Read the Queen's full COP26 speech here:

"I am delighted to welcome you all to the 26th United Nations Climate Change Conference; and it is perhaps fitting that you have come together in Glasgow, once a heartland of the industrial revolution, but now a place to address climate change.

"This is a duty I am especially happy to discharge, as the impact of the environment on human progress was a subject close to the heart of my dear late husband, Prince Philip, The Duke of Edinburgh.

"I remember well that in 1969, he told an academic gathering: 'If the world pollution situation is not critical at the moment, it is as certain as anything can be, that the situation will become increasingly intolerable within a very short time… If we fail to cope with this challenge, all the other problems will pale into insignificance.'

"It is a source of great pride to me that the leading role my husband played in encouraging people to protect our fragile planet, lives on through the work of our eldest son Charles and his eldest son William. I could not be more proud of them.

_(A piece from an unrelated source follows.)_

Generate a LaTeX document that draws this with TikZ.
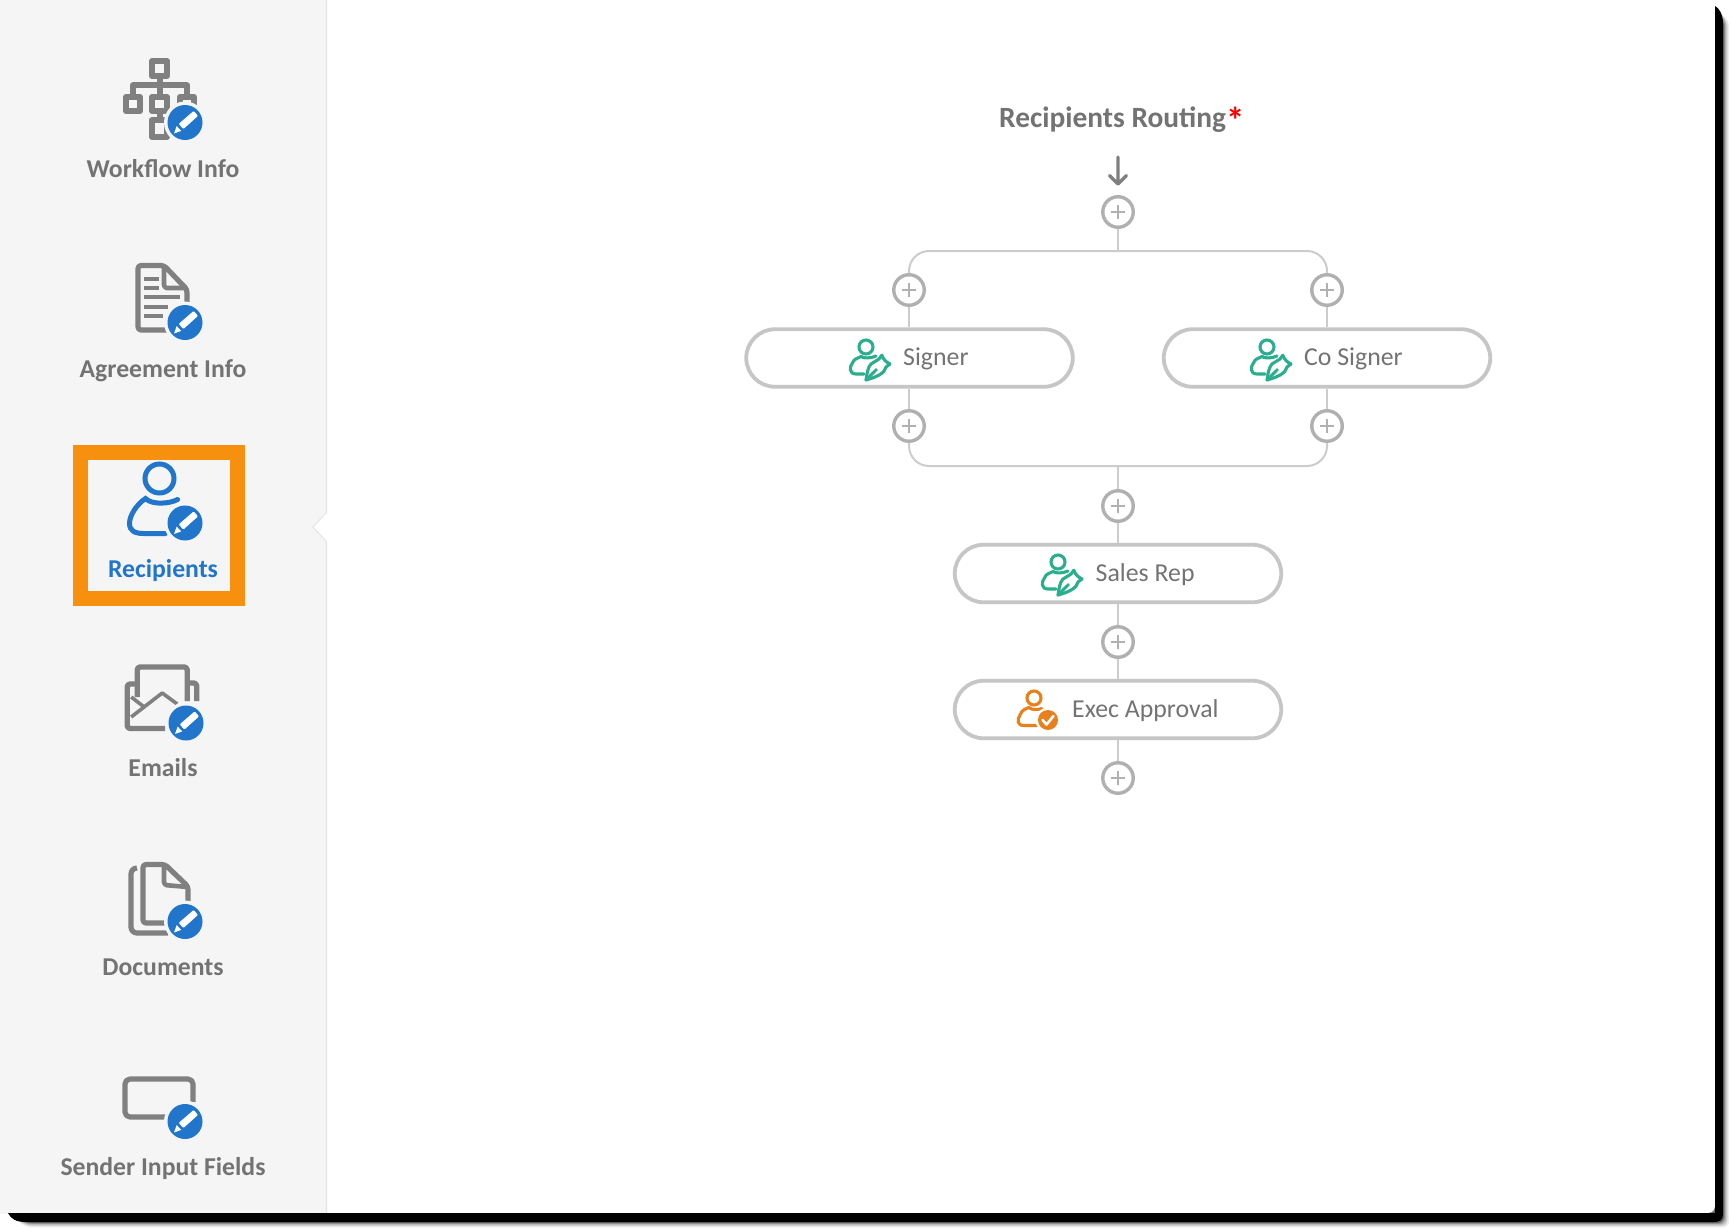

"Indeed, I have drawn great comfort and inspiration from the relentless enthusiasm of people of all ages – especially the young – in calling for everyone to play their part.

"In the coming days, the world has the chance to join in the shared objective of creating a safer, stabler future for our people and for the planet on which we depend.

"None of us underestimates the challenges ahead: but history has shown that when nations come together in common cause, there is always room for hope. Working side by side, we have the ability to solve the most insurmountable problems and to triumph over the greatest of adversities.

"For more than seventy years, I have been lucky to meet and to know many of the world’s great leaders. And I have perhaps come to understand a little about what made them special.

"It has sometimes been observed that what leaders do for their people today is government and politics. But what they do for the people of tomorrow - that is statesmanship.

"I, for one, hope that this conference will be one of those rare occasions where everyone will have the chance to rise above the politics of the moment, and achieve true statesmanship.

"It is the hope of many that the legacy of this summit – written in history books yet to be printed – will describe you as the leaders who did not pass up the opportunity; and that you answered the call of those future generations. That you left this conference as a community of nations with a determination, a desire, and a plan, to address the impact of climate change; and to recognise that the time for words has now moved to the time for action.

"Of course, the benefits of such actions will not be there to enjoy for all of us here today: we none of us will live forever. But we are doing this not for ourselves but for our children and our children’s children, and those who will follow in their footsteps.

"And so, I wish you every good fortune in this significant endeavour."